Issue: Did the Minister’s guidance frustrate the objects and policy of the statute in question so as to make the decision unlawful?

Outcome: The guidance went beyond the SoS’ powers, which are to be exercised for the purpose of providing guidance only, not imposing policy (this is an improper purpose, contra Padfield).


  • What the court must do, per Padfield: The court must analyse the scope of the power – under Padfield, this involves “construing the words by which it was conferred on him in their context”, from which the court can identify Parliament’s purpose in conferring the power, which determines its scope.

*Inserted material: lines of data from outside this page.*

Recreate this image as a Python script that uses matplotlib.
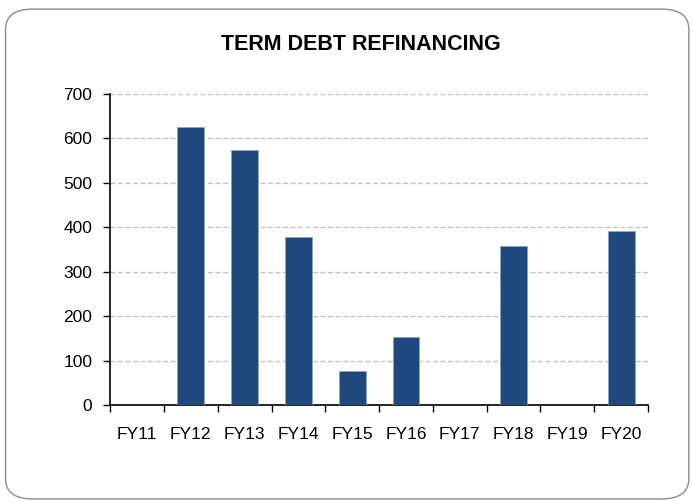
import matplotlib.pyplot as plt
from matplotlib.patches import FancyBboxPatch

plt.rcParams['font.family'] = ['Liberation Sans', 'DejaVu Sans']

years = ['FY11', 'FY12', 'FY13', 'FY14', 'FY15', 'FY16', 'FY17', 'FY18', 'FY19', 'FY20']
refinancing = [0, 626, 573, 378, 76, 153, 0, 358, 0, 391]

fig = plt.figure(figsize=(6.93, 5.03), dpi=100)

# rounded frame around the whole chart, kept behind the axes
frame = FancyBboxPatch((0.008, 0.008), 0.986, 0.974,
                       boxstyle='round,pad=0,rounding_size=0.04',
                       transform=fig.transFigure, facecolor='white',
                       edgecolor='#8C8C8C', linewidth=1.0, zorder=-5)
fig.patches.append(frame)

ax = fig.add_axes([0.159, 0.195, 0.776, 0.618])
ax.set_facecolor('none')

x = list(range(len(years)))
ax.bar(x, refinancing, width=0.5, color='#1F497D', edgecolor='#8EA4C4',
       linewidth=0.6, zorder=3)

ax.set_xlim(-0.5, len(years) - 0.5)
ax.set_ylim(0, 700)
ax.set_yticks(range(0, 701, 100))
ax.yaxis.grid(True, linestyle=(0, (4, 2)), color='#C0C0C0', linewidth=0.9, zorder=0)

# category labels centred, tick marks between categories
ax.set_xticks(x)
ax.set_xticklabels(years)
ax.set_xticks([i - 0.5 for i in range(len(years) + 1)], minor=True)
ax.tick_params(axis='x', which='major', length=0, pad=16, labelsize=12.5)
ax.tick_params(axis='x', which='minor', length=5, width=1, direction='out')
ax.tick_params(axis='y', length=5, width=1, direction='out', labelsize=12.5, pad=8)

for side in ['top', 'right']:
    ax.spines[side].set_visible(False)
ax.spines['left'].set_linewidth(1.2)
ax.spines['bottom'].set_linewidth(1.2)

fig.text(0.521, 0.912, 'TERM DEBT REFINANCING', ha='center', va='center',
         fontsize=15.5, fontweight='bold')

fig.savefig('out.png', dpi=100)
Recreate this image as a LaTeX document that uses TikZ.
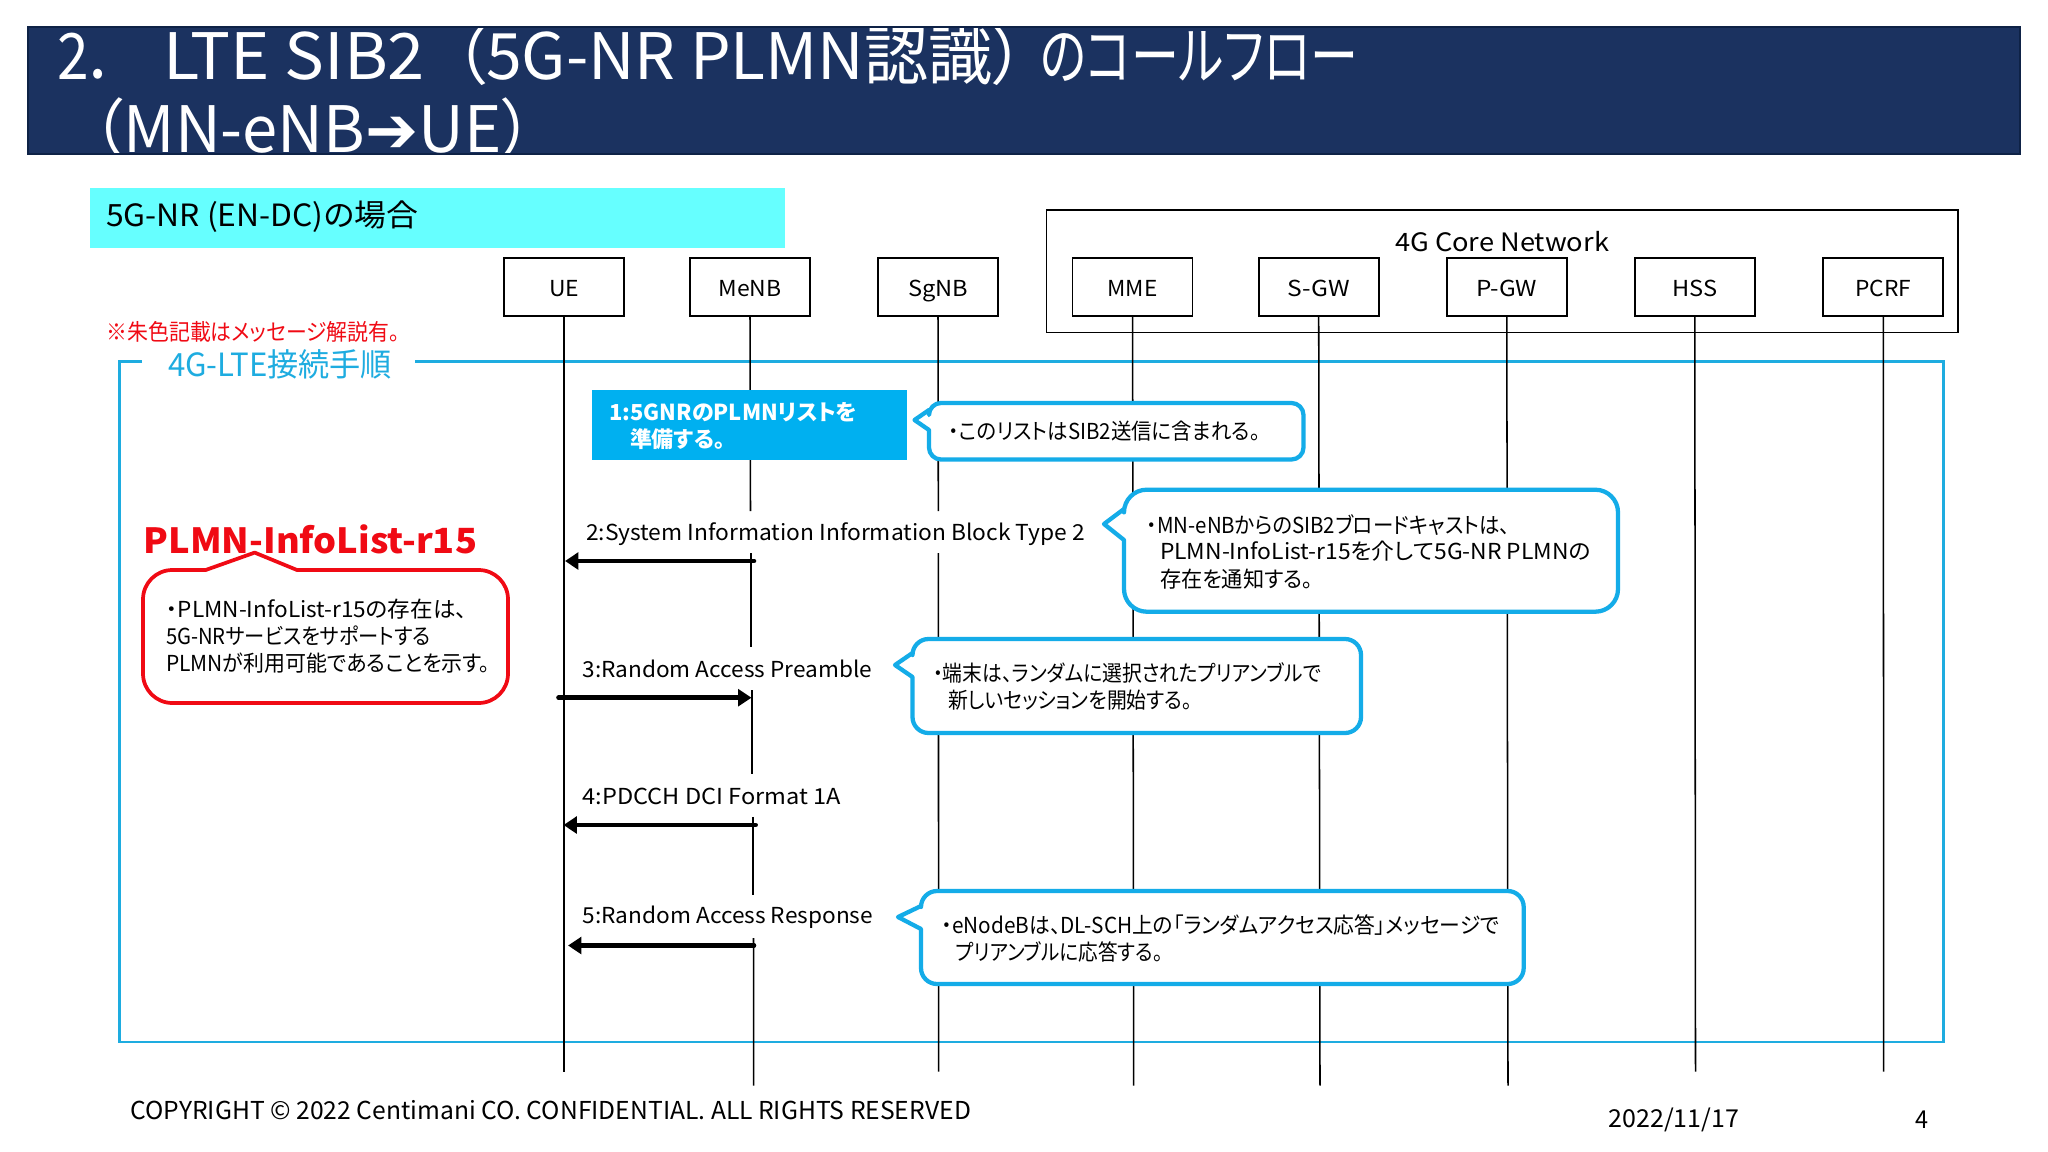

    • Effect of Padfield: A decision is only lawful if it falls within the power conferred on the SoS. Thus, this is an “inquiry into whether the provision is ultra vires”.

  • Applying Padfield: s3(1) Public Service Pensions Act 2013 allows the SoS may make through regulation such provision as they “consider appropriate”. “But the power cannot be as broad as that. No statutory discretion is unfettered”. 

    • HOW does not include WHAT. Power to direct HOW administrators should approach the making of investment decisions by reference to non-financial considerations does not include power to direct (in this case for entirely extraneous reasons) WHAT investments they should not make”. 

    • The policy of the Act is to identify procedures by which administrators of schemes should adopt in the discharge of their functions through guidance: “the Secretary of State has insinuated into the guidance something entirely different” – it is “an attempt to enforce the government’s foreign and defence policies”.

Lord Carnwath: The dissent misunderstood this by suggesting that Lord Wilson intended to limit the guidance to purely procedural matters. There is

  • no reason why the guidance should not extend to the formulation of the investment strategy, but this does not include imposing policy preferences.


  • How does the SoS justify the guidance?: 

    • i) Pension contributions to the scheme are funded by the taxpayer, so they are public money. 

      • Held: The employees’ contributions are deducted from their income, so they are not public money.

    • ii) The pension administrators are part of the machinery of the state.

      • Held:The fact that the authority may for certain purposes be seen as a state agency tells one nothing about the legal powers and constraints under which it operates”, nor does it give the SoS any powers “beyond that express or implicit in the relevant statutory framework.”